Florida Statute 61.079 and Premarital Agreements
Navigate the legal complexities of asset and debt division under Florida's equitable distribution statute (61.079).
Navigate the legal complexities of asset and debt division under Florida's equitable distribution statute (61.079).
Florida Statute 61.079 governs premarital agreements, allowing couples to contractually define the disposition of assets and liabilities upon divorce. If no such agreement exists or is unenforceable, property distribution during the dissolution of marriage in Florida is governed by equitable distribution principles. This process ensures all assets and liabilities acquired by either or both parties during the marriage are subject to a fair division, which may or may not be equal. The court must first identify all property and debt to determine what falls into the marital estate subject to division.
The state’s equitable distribution statute, Florida Statute 61.075, defines which assets and debts are subject to division in a divorce. Marital assets include all items acquired during the marriage, such as real estate, bank accounts, and retirement funds accrued during that period. Marital liabilities are debts incurred by either spouse during the marriage, regardless of whose name is on the loan document.
Non-marital assets and liabilities are excluded from the distribution process and remain the separate property of the owning spouse. This separate property includes assets acquired before the marriage or those received during the marriage as a gift or as an inheritance. A non-marital asset can lose its separate status through “commingling,” where it is intermingled with marital funds or used to benefit the marriage, transforming it into a marital asset subject to division. Appreciation in value of a non-marital asset may also become marital if that increase is due to the labor or funds of either spouse during the marriage.
The court’s process for dividing marital property begins with a presumption that the distribution should be equal between the parties. This means the judge must start with the premise that all marital assets and liabilities will be divided on a 50/50 basis, with each spouse receiving half of the net marital estate. This rule recognizes that marriage is a partnership, and both spouses have contributed equally to the acquisition of the marital property.
While the distribution is presumed to be equal, the law requires the final outcome to be “equitable,” meaning fair under the circumstances. The court must make specific written findings detailing the value of the marital estate and how the assets and liabilities were assigned to each spouse. The court can only justify a deviation from the equal distribution premise after considering specific statutory factors.
A judge may order an unequal division of marital assets and liabilities if justification is provided based on specific statutory factors. A primary factor is the contribution of each spouse to the marriage, including financial support and non-monetary services like homemaking and childcare. The economic circumstances of each party, such as their earning capacities and financial needs following the divorce, also factor into the court’s decision.
The duration of the marriage is another consideration, especially in longer marriages where one spouse may have sacrificed career or educational opportunities. Another circumstance involves the intentional dissipation, waste, or destruction of marital assets by one spouse. If financial misconduct occurred, the court may award the wronged spouse a greater share of the remaining assets to offset the wasted value.
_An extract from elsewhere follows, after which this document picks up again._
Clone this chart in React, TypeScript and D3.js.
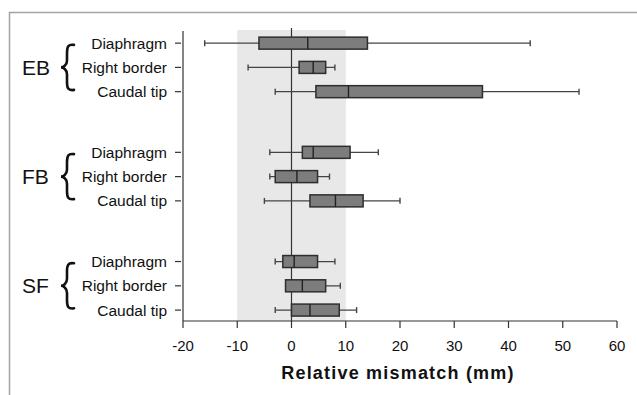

The statute also considers the desirability of retaining a business interest intact or the need for a dependent child to remain in the marital home.
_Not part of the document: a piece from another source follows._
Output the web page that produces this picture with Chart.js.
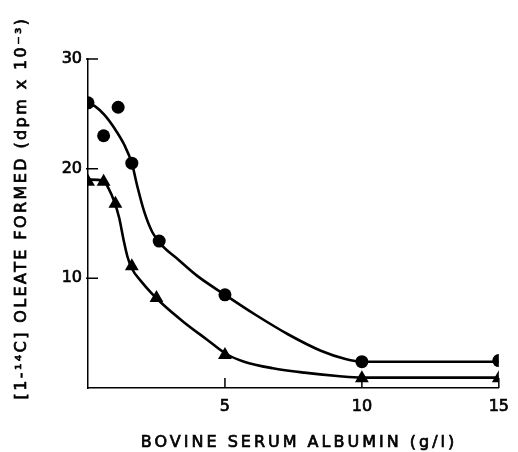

The statute provides flexibility in determining the value of marital assets, allowing the court to choose the date or dates it determines to be just and equitable. While the date of filing the petition for dissolution is often used as a benchmark, the court has the discretion to use a different date if it would result in a fairer outcome, such as when an asset’s value has changed significantly during the litigation. Different assets within the same case may even be valued as of different dates.
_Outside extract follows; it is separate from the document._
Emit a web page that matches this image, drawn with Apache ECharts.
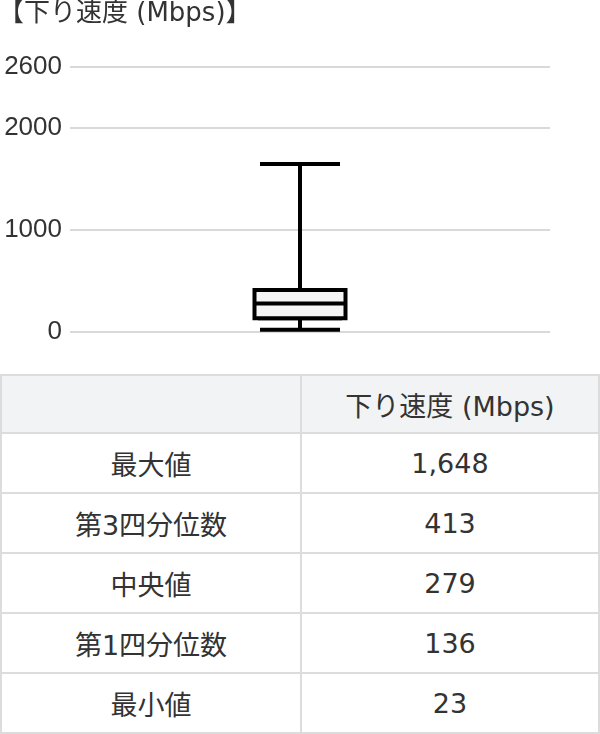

The court addresses the issue of dissipation of marital assets by looking at conduct occurring after the filing of the petition or within two years prior to the filing. If intentional financial misconduct is proven, the court typically assigns the dollar amount of the wasted asset to the responsible spouse’s side of the final ledger. For specific assets like the marital home, the court may grant one parent exclusive use and possession until a dependent child reaches a certain age, which is a temporary measure affecting the timing of the property division.